• _Exercise requirements_: Check every line of the entries that follow, and copy the ones containing "code".
***** Raw data *****
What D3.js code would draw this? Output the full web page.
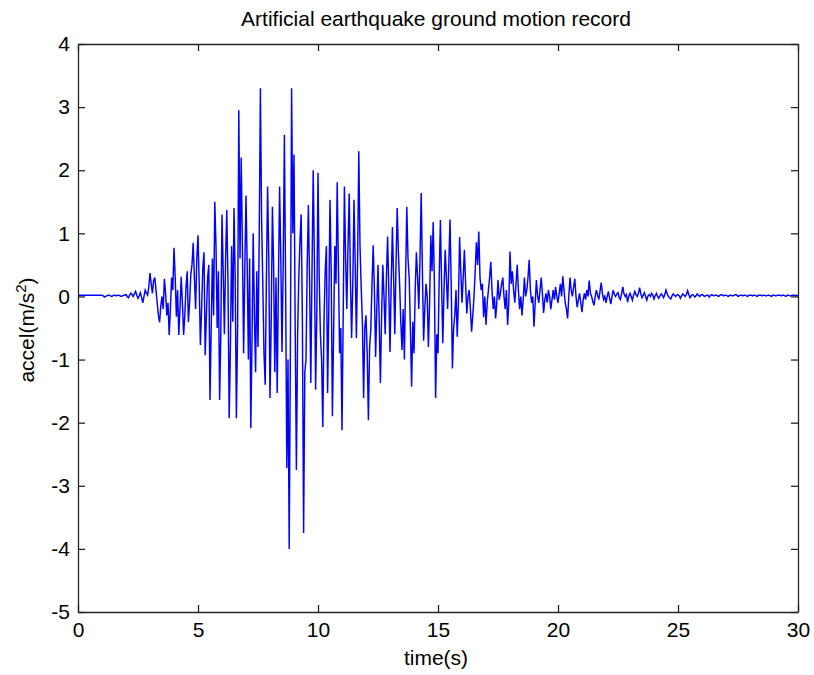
<!doctype html>
<html>
<head>
<meta charset="utf-8">
<style>
  body { margin: 0; background: #fff; }
  text { font-family: Arial, "Liberation Sans", sans-serif; fill: #000; }
</style>
<script src="https://d3js.org/d3.v7.min.js"></script>
</head>
<body>
<svg width="814" height="675"></svg>
<script>
// acceleration record (m/s^2), one sample every 0.05 s from 0 to 30 s, 20 samples per row
var dt = 0.05;
var accel = [
  0.02, 0.02, 0.02, 0.02, 0.02, 0.02, 0.02, 0.02, 0.02, 0.02, 0.02, 0.02, 0.02, 0.02, 0.02, 0.02, 0.02, 0.02, 0.02, 0.02,
  0.02, 0.01, -0.01, 0.0, 0.01, 0.02, 0.02, 0.01, 0.0, 0.01, 0.02, 0.02, 0.01, 0.02, 0.02, 0.01, 0.0, 0.01, 0.02, 0.02,
  0.03, 0.0, -0.02, 0.02, 0.05, 0.03, 0.0, 0.04, 0.08, 0.02, -0.03, 0.01, 0.06, -0.02, -0.1, 0.0, 0.1, 0.05, 0.02, 0.15,
  0.37, 0.2, 0.05, 0.25, 0.3, 0.1, -0.1, -0.3, -0.41, -0.15, 0.0, -0.2, 0.28, 0.05, -0.3, -0.1, -0.61, -0.2, 0.3, 0.1,
  0.77, 0.3, -0.32, 0.1, -0.61, -0.2, 0.31, -0.1, -0.61, -0.3, 0.15, 0.4, -0.41, -0.1, 0.35, 0.5, 0.85, 0.3, -0.2, 0.6,
  0.97, 0.2, -0.77, -0.2, 0.45, 0.7, -0.93, -0.3, 0.3, 0.5, -1.64, -0.5, 0.6, -0.3, 1.5, 0.8, -0.5, 0.4, -1.64, -0.6,
  1.3, 0.4, -0.6, 0.6, 1.37, 0.2, -1.93, -0.8, 0.8, -0.4, 1.4, 0.3, -1.93, -0.5, 2.95, 0.6, 2.2, 0.8, -0.9, 0.4,
  1.6, 0.5, -1.0, 0.6, -2.09, -0.7, 1.0, -0.3, -1.2, 0.4, -0.8, 0.9, 3.3, 1.2, 0.2, -0.9, -1.4, 0.3, 1.74, 0.6,
  -1.61, -0.4, 1.42, 0.5, -1.2, 0.3, -1.53, 0.2, 1.74, 0.6, -0.88, 0.5, 2.56, 0.2, -2.72, -1.0, -4.0, -0.8, 3.3, 1.0,
  2.25, -0.5, -2.75, -0.6, 0.3, 0.9, 1.3, -0.4, -3.75, -1.2, -1.0, 0.5, 1.45, 0.2, -1.37, 0.4, 2.0, 0.6, -1.48, -0.3,
  1.96, 0.3, -0.6, -1.0, -2.07, -0.4, 0.4, 0.8, -1.53, -0.2, 1.53, 0.4, -1.9, -0.6, 0.8, 0.2, 1.81, 0.5, -0.9, -0.5,
  -2.12, -0.3, 1.74, 0.6, -0.2, 0.8, 1.63, 0.3, -0.66, 0.2, 1.53, 0.5, -0.66, 0.6, 2.3, 0.8, 0.14, -0.4, -1.61, -0.5,
  -0.3, -0.9, -1.96, -0.8, -0.53, 0.2, 0.81, 0.1, -0.96, -0.2, 0.5, -0.4, -1.37, -0.3, 0.5, 0.0, -0.6, 0.3, 0.95, 0.1,
  -0.88, 0.2, 1.1, 0.3, -0.6, 0.5, 1.4, 0.7, 0.2, -0.4, -0.85, -0.2, -1.0, 0.3, 1.42, 0.6, 0.3, -0.5, -1.43, -0.4,
  -0.9, 0.1, 0.7, 0.3, -0.2, 0.6, 1.64, 0.4, -0.7, -0.2, 0.2, 0.0, -0.8, -0.1, 0.97, 0.4, 1.18, 0.2, -1.61, -0.6,
  -0.9, 0.3, 1.21, 0.2, -0.74, 0.1, 0.74, 0.3, -0.2, 0.5, 1.22, 0.2, -1.14, -0.5, -0.3, 0.1, -0.64, -0.1, 0.94, 0.4,
  -0.1, 0.3, 0.74, 0.2, -0.27, 0.0, 0.1, -0.2, -0.56, -0.3, 0.0, 0.4, 0.86, 0.5, 1.03, 0.3, 0.1, 0.2, -0.33, 0.0,
  -0.45, -0.1, 0.1, 0.3, 0.55, 0.1, -0.2, 0.0, -0.35, -0.1, 0.26, -0.05, 0.05, 0.2, 0.3, 0.0, -0.2, 0.1, -0.45, -0.1,
  0.71, 0.2, 0.4, 0.1, -0.1, 0.2, 0.5, 0.1, -0.2, 0.0, -0.3, -0.05, 0.3, 0.0, 0.1, 0.3, 0.58, 0.1, -0.1, 0.0,
  -0.48, -0.1, 0.26, 0.0, -0.1, 0.1, 0.3, 0.05, -0.26, -0.05, 0.05, -0.1, 0.1, 0.0, -0.2, -0.05, 0.1, -0.05, 0.15, 0.0,
  -0.1, 0.05, 0.2, 0.0, 0.32, 0.1, -0.1, -0.2, -0.35, 0.0, 0.3, 0.1, 0.0, 0.15, 0.28, 0.0, -0.17, -0.05, 0.05, -0.1,
  -0.25, -0.05, 0.05, -0.05, 0.1, 0.0, 0.25, 0.05, 0.0, -0.08, -0.14, 0.0, 0.1, 0.02, -0.05, 0.08, 0.22, 0.05, -0.05, 0.0,
  -0.1, 0.0, 0.08, -0.03, -0.12, 0.0, 0.1, 0.03, 0.0, 0.04, 0.06, -0.02, -0.05, 0.05, 0.15, 0.04, 0.0, 0.03, -0.09, 0.0,
  0.05, 0.0, -0.06, 0.02, 0.08, 0.03, 0.0, 0.05, 0.14, 0.04, -0.02, 0.02, 0.06, 0.0, -0.06, 0.01, 0.03, 0.0, 0.05, 0.02,
  -0.04, 0.01, 0.05, 0.0, -0.03, 0.01, 0.04, 0.02, -0.02, 0.03, 0.1, 0.04, 0.0, -0.02, -0.04, 0.01, 0.04, 0.02, 0.0, 0.02,
  0.03, 0.01, -0.03, 0.01, 0.04, 0.02, 0.0, 0.03, 0.09, 0.03, -0.02, 0.01, 0.03, 0.02, -0.01, 0.01, 0.04, 0.02, 0.0, 0.02,
  0.03, 0.02, 0.0, 0.01, 0.02, 0.02, -0.01, 0.01, 0.03, 0.02, 0.01, 0.02, 0.02, 0.01, 0.0, 0.02, 0.03, 0.02, 0.01, 0.02,
  0.02, 0.01, 0.0, 0.02, 0.02, 0.01, 0.01, 0.02, 0.03, 0.02, 0.0, 0.01, 0.02, 0.02, 0.01, 0.02, 0.02, 0.01, 0.0, 0.02,
  0.02, 0.02, 0.01, 0.02, 0.02, 0.01, 0.0, 0.02, 0.02, 0.02, 0.01, 0.02, 0.02, 0.01, 0.01, 0.02, 0.02, 0.01, 0.0, 0.02,
  0.02, 0.01, 0.01, 0.02, 0.02, 0.02, 0.01, 0.02, 0.02, 0.01, 0.0, 0.02, 0.02, 0.01, 0.01, 0.02, 0.02, 0.02, 0.01, 0.02,
  0.01
];
var xTicks = [0, 5, 10, 15, 20, 25, 30];
var yTicks = [-5, -4, -3, -2, -1, 0, 1, 2, 3, 4];

var svg = d3.select("svg"),
    plotL = 78, plotR = 798, plotT = 44, plotB = 612;

var x = d3.scaleLinear().domain([0, 30]).range([plotL, plotR]),
    y = d3.scaleLinear().domain([-5, 4]).range([plotB, plotT]);

var axisColor = "#262626";
var fmt = function(d) { return String(d); }; // plain hyphen minus, as in the figure

// signal
var line = d3.line()
    .x(function(d, i) { return x(i * dt); })
    .y(function(d) { return y(d); });

svg.append("path")
   .datum(accel)
   .attr("fill", "none")
   .attr("stroke", "#0000ff")
   .attr("stroke-width", 1.45)
   .attr("d", line);

// box axes, MATLAB style with inward ticks on every side
function styleAxis(g) {
  g.attr("font-size", null).attr("font-family", null);
  g.select(".domain").attr("stroke", axisColor).attr("stroke-width", 1.3);
  g.selectAll(".tick line").attr("stroke", axisColor).attr("stroke-width", 1.3);
  g.selectAll(".tick text").attr("fill", "#000").style("font-size", "21px");
}

svg.append("g")
   .attr("transform", "translate(0," + plotB + ")")
   .call(d3.axisBottom(x).tickValues(xTicks).tickFormat(fmt).tickSizeInner(-7).tickSizeOuter(0).tickPadding(10))
   .call(styleAxis);

svg.append("g")
   .attr("transform", "translate(0," + plotT + ")")
   .call(d3.axisTop(x).tickValues(xTicks).tickSizeInner(-7).tickSizeOuter(0).tickFormat(""))
   .call(styleAxis);

svg.append("g")
   .attr("transform", "translate(" + plotL + ",0)")
   .call(d3.axisLeft(y).tickValues(yTicks).tickFormat(fmt).tickSizeInner(-7).tickSizeOuter(0).tickPadding(8))
   .call(styleAxis);

svg.append("g")
   .attr("transform", "translate(" + plotR + ",0)")
   .call(d3.axisRight(y).tickValues(yTicks).tickSizeInner(-7).tickSizeOuter(0).tickFormat(""))
   .call(styleAxis);

// title and labels
svg.append("text")
   .attr("x", 436)
   .attr("y", 26)
   .attr("text-anchor", "middle")
   .style("font-size", "21px")
   .text("Artificial earthquake ground motion record");

svg.append("text")
   .attr("x", 436)
   .attr("y", 665)
   .attr("text-anchor", "middle")
   .style("font-size", "21px")
   .text("time(s)");

var yl = svg.append("text")
   .attr("transform", "translate(34,330) rotate(-90)")
   .attr("text-anchor", "middle")
   .style("font-size", "21px");
yl.append("tspan").text("accel(m/s");
yl.append("tspan").attr("dy", -8).style("font-size", "15px").text("2");
yl.append("tspan").attr("dy", 8).text(")");
</script>
</body>
</html>
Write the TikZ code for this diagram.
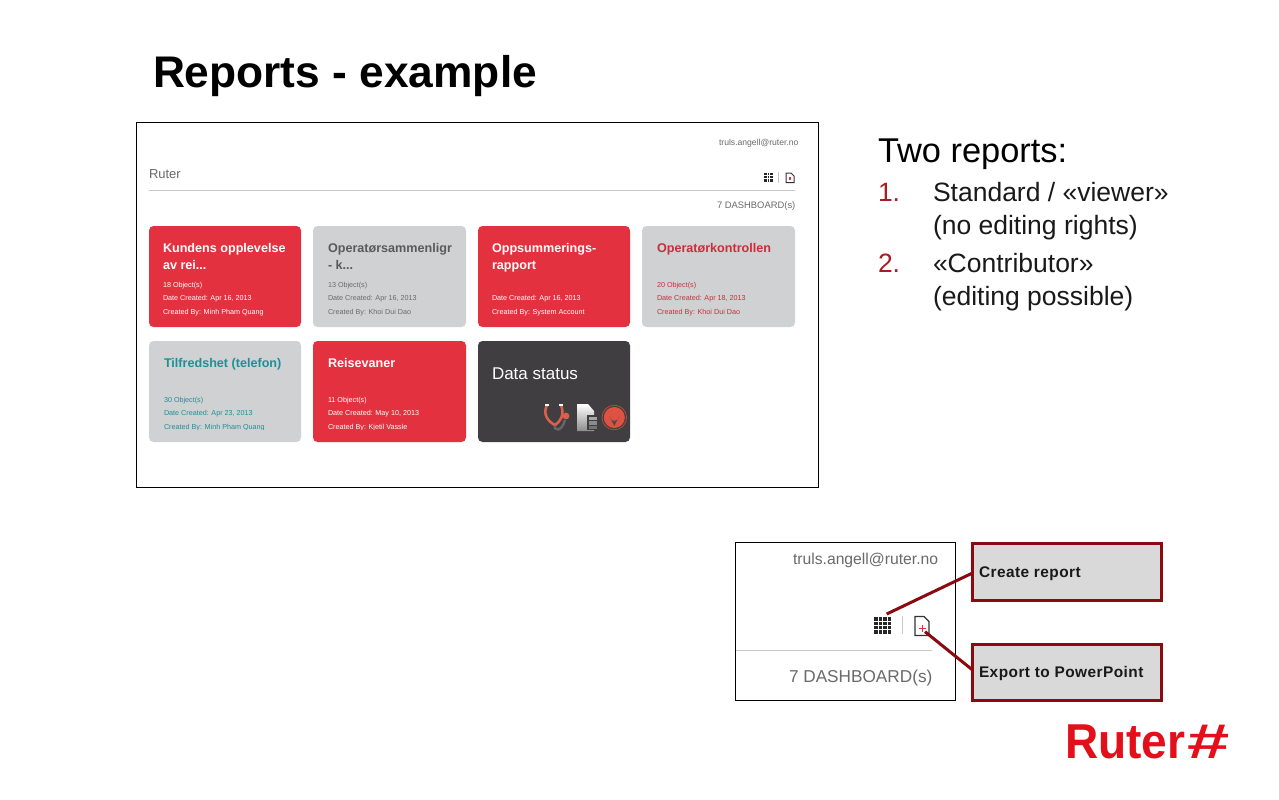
\documentclass[tikz,border=0pt]{standalone}
\usepackage{fontspec}
\setmainfont{Liberation Sans}
\newfontfamily\callfont[LetterSpace=3,FakeBold=0]{Liberation Sans Bold}
\definecolor{cardred}{HTML}{E4313F}
\definecolor{cardgrey}{HTML}{CFD1D3}
\definecolor{carddark}{HTML}{403E40}
\definecolor{linered}{HTML}{8B0A0F}
\definecolor{boxfill}{HTML}{D9D9D9}
\definecolor{logored}{HTML}{E2101A}
\definecolor{listred}{HTML}{A81C24}
\definecolor{greytxt}{HTML}{6A6A6C}
\definecolor{tealtxt}{HTML}{1F8F96}
\definecolor{rule}{HTML}{C8C8C8}
\definecolor{scope}{HTML}{D9604C}
\newcommand{\fs}[1]{\fontsize{#1}{#1}\selectfont}
\tikzset{
 x=1pt,y=-1pt,
 txt/.style={inner sep=0pt,outer sep=0pt,anchor=base west,align=left},
 card/.style={rounded corners=4.5pt,inner sep=0pt,outer sep=0pt},
 cardtitle/.style={txt,font=\bfseries\fs{12.6}},
 cardmeta/.style={txt,font=\fs{7.2}},
 frame/.style={draw=black,line width=0.8pt,fill=white},
 callout/.style={draw=linered,line width=3pt,fill=boxfill,inner sep=0pt,outer sep=0pt,minimum width=188.7pt,minimum height=56.4pt},
 calltxt/.style={txt,font=\callfont\fs{15.4},text=black!90},
 leader/.style={draw=linered,line width=3pt},
 icon/.style={inner sep=0pt,outer sep=0pt,minimum width=0pt,minimum height=0pt},
}
\begin{document}
\begin{tikzpicture}
\useasboundingbox (0,0) rectangle (1279,800);
\fill[white] (0,0) rectangle (1279,800);
% title
\node[txt,font=\bfseries\fs{44.3}] (title) at (153,88) {Reports - example};
% main screenshot
\draw[frame] (136.5,122.5) rectangle (818.5,487.5);
\node[txt,font=\fs{8.6},text=greytxt] (mail) at (719,145) {truls.angell@ruter.no};
\node[txt,font=\fs{13},text=greytxt] (brand) at (149,178) {Ruter};
\draw[rule,line width=0.8pt] (149,190.5) -- (795,190.5);
\node[txt,font=\fs{9.4},text=greytxt] (count) at (717,208) {7 DASHBOARD(s)};
% small icons
\fill[black!85] (764,172.7) rectangle (772.5,181.5);
\draw[white,line width=0.3pt] (766.8,172.7) -- (766.8,181.5) (769.6,172.7) -- (769.6,181.5) (764,175.6) -- (772.5,175.6) (764,178.5) -- (772.5,178.5);
\draw[rule,line width=0.6pt] (778.5,172) -- (778.5,183);
\draw[black!80,line width=1pt] (786,173) -- (791,173) -- (794,176) -- (794,182.5) -- (786,182.5) -- cycle;
\fill[cardred] (788.5,177) rectangle ++(2.5,2.5);
% cards row 1
\fill[card,cardred] (149,226) rectangle (301,327);
\node[cardtitle,text=white] (c1) at (163,252) {Kundens opplevelse};
\node[cardtitle,text=white] (c1b) at (163,269) {av rei...};
\node[cardmeta,text=white] at (163,287) {18 Object(s)};
\node[cardmeta,text=white] at (163,300) {Date Created: Apr 16, 2013};
\node[cardmeta,text=white] at (163,314) {Created By: Minh Pham Quang};
\fill[card,cardgrey] (313,226) rectangle (466,327);
\node[cardtitle,text=greytxt!85!black] (c2) at (328,252) {Operatørsammenligr};
\node[cardtitle,text=greytxt!85!black] (c2b) at (328,269) {- k...};
\node[cardmeta,text=greytxt] at (328,287) {13 Object(s)};
\node[cardmeta,text=greytxt] at (328,300) {Date Created: Apr 16, 2013};
\node[cardmeta,text=greytxt] at (328,314) {Created By: Khoi Dui Dao};
\fill[card,cardred] (478,226) rectangle (630,327);
\node[cardtitle,text=white] (c3) at (492,252) {Oppsummerings-};
\node[cardtitle,text=white] (c3b) at (492,269) {rapport};
\node[cardmeta,text=white] at (492,300) {Date Created: Apr 16, 2013};
\node[cardmeta,text=white] at (492,314) {Created By: System Account};
\fill[card,cardgrey] (642,226) rectangle (795,327);
\node[cardtitle,text=cardred!90!black] (c4) at (657,252) {Operatørkontrollen};
\node[cardmeta,text=cardred!90!black] at (657,287) {20 Object(s)};
\node[cardmeta,text=cardred!90!black] at (657,300) {Date Created: Apr 18, 2013};
\node[cardmeta,text=cardred!90!black] at (657,314) {Created By: Khoi Dui Dao};
% cards row 2
\fill[card,cardgrey] (149,341) rectangle (301,442);
\node[cardtitle,text=tealtxt] (c5) at (164,367) {Tilfredshet (telefon)};
\node[cardmeta,text=tealtxt] at (164,402) {30 Object(s)};
\node[cardmeta,text=tealtxt] at (164,415) {Date Created: Apr 23, 2013};
\begin{scope}
\clip (149,341) rectangle (301,429);
\node[cardmeta,text=tealtxt] at (164,429) {Created By: Minh Pham Quang};
\end{scope}
\fill[card,cardred] (313,341) rectangle (466,442);
\node[cardtitle,text=white] (c6) at (328,367) {Reisevaner};
\node[cardmeta,text=white] at (328,402) {11 Object(s)};
\node[cardmeta,text=white] at (328,415) {Date Created: May 10, 2013};
\begin{scope}
\clip (313,341) rectangle (466,429);
\node[cardmeta,text=white] at (328,429) {Created By: Kjetil Vassle};
\end{scope}
\fill[card,carddark] (478,341) rectangle (630,442);
\node[txt,font=\fs{17},text=white] (c7) at (492,379) {Data status};
% data status icons
\draw[line width=2.4pt,black!60] (555,424) .. controls (553,432) and (562,432) .. (565,420);
\draw[line width=2.6pt,scope] (547,405) .. controls (542,415) and (549,422) .. (555,425);
\draw[line width=2.6pt,scope] (561,405) .. controls (565,415) and (560,422) .. (555,425);
\draw[line width=2pt,white] (545,404.5) -- (549,404.5) (559,404.5) -- (563,404.5);
\fill[scope] (566,416) circle (3.4);
\shade[top color=white,bottom color=black!45] (577,404) -- (588,404) -- (594,411) -- (594,431) -- (577,431) -- cycle;
\fill[carddark] (587,415) rectangle (598,430);
\fill[black!35] (589,416.5) rectangle (597,420);
\fill[black!45] (589,421) rectangle (597,424.5);
\fill[black!55] (589,425.5) rectangle (597,429);
\draw[scope!80!black,line width=0.8pt] (614.3,417.5) circle (12.3);
\fill[scope!85!red] (614.3,417.5) circle (10.5);
\fill[black!70] (614.3,426) -- (609.3,416) arc[start angle=180,end angle=0,radius=5] -- cycle;
\fill[scope!85!red] (614.3,415.5) circle (2);
% right text
\node[txt,font=\fs{34.4},text=black] (head) at (878,162) {Two reports:};
\node[txt,font=\fs{26.5},text=listred] (n1) at (878,201) {1.};
\node[txt,font=\fs{26.5},text=black!90] (l1) at (933,201) {Standard / «viewer»};
\node[txt,font=\fs{26.5},text=black!90] (l1b) at (933,234) {(no editing rights)};
\node[txt,font=\fs{26.5},text=listred] (n2) at (878,272) {2.};
\node[txt,font=\fs{26.5},text=black!90] (l2) at (933,272) {«Contributor»};
\node[txt,font=\fs{26.5},text=black!90] (l2b) at (933,305) {(editing possible)};
% zoom panel
\draw[frame,line width=0.7pt] (735.5,542.5) rectangle (955.5,700.5);
\node[txt,font=\fs{15.7},text=greytxt] (zmail) at (793,564) {truls.angell@ruter.no};
\fill[black!85] (874,616.5) rectangle (891,634);
\draw[white,line width=0.5pt] (878.2,616.5) -- (878.2,634) (882.5,616.5) -- (882.5,634) (886.8,616.5) -- (886.8,634) (874,620.8) -- (891,620.8) (874,625.2) -- (891,625.2) (874,629.6) -- (891,629.6);
\node[icon] (gridicon) at (886.7,614) {};
\draw[rule,line width=0.6pt] (902.5,616) -- (902.5,634);
\draw[black!80,line width=1.3pt] (915,616.5) -- (924,616.5) -- (929,621.5) -- (929,635.5) -- (915,635.5) -- cycle;
\draw[cardred,line width=1pt] (918.5,628) -- (925.5,628) (922,624.5) -- (922,631.5);
\node[icon] (addicon) at (925,631.7) {};
\draw[rule,line width=1.4pt] (736,650.5) -- (932,650.5);
\node[txt,font=\fs{17.2},text=greytxt] (zcount) at (789,682) {7 DASHBOARD(s)};
% callouts
\node[callout] (create) at (1066.9,572) {};
\node[callout] (export) at (1066.9,672.5) {};
\node[calltxt] at (979,577.5) {Create report};
\node[calltxt] at (979,677.5) {Export to PowerPoint};
\coordinate (createend) at ([yshift=-1pt]create.west);
\coordinate (exportend) at ([yshift=2.5pt]export.west);
\draw[leader] (createend) -- (gridicon);
\draw[leader] (exportend) -- (addicon);
% logo
\node[txt,font=\bfseries\fs{49},text=logored] (logo) at (1065,758) {\scalebox{.94}[1]{Ruter}\hspace{2pt}\scalebox{1.55}[1]{\#}};
\end{tikzpicture}
\end{document}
*****
• _Right answer_:
What D3.js code would draw this? Output the full web page.
Write the TikZ code for this diagram.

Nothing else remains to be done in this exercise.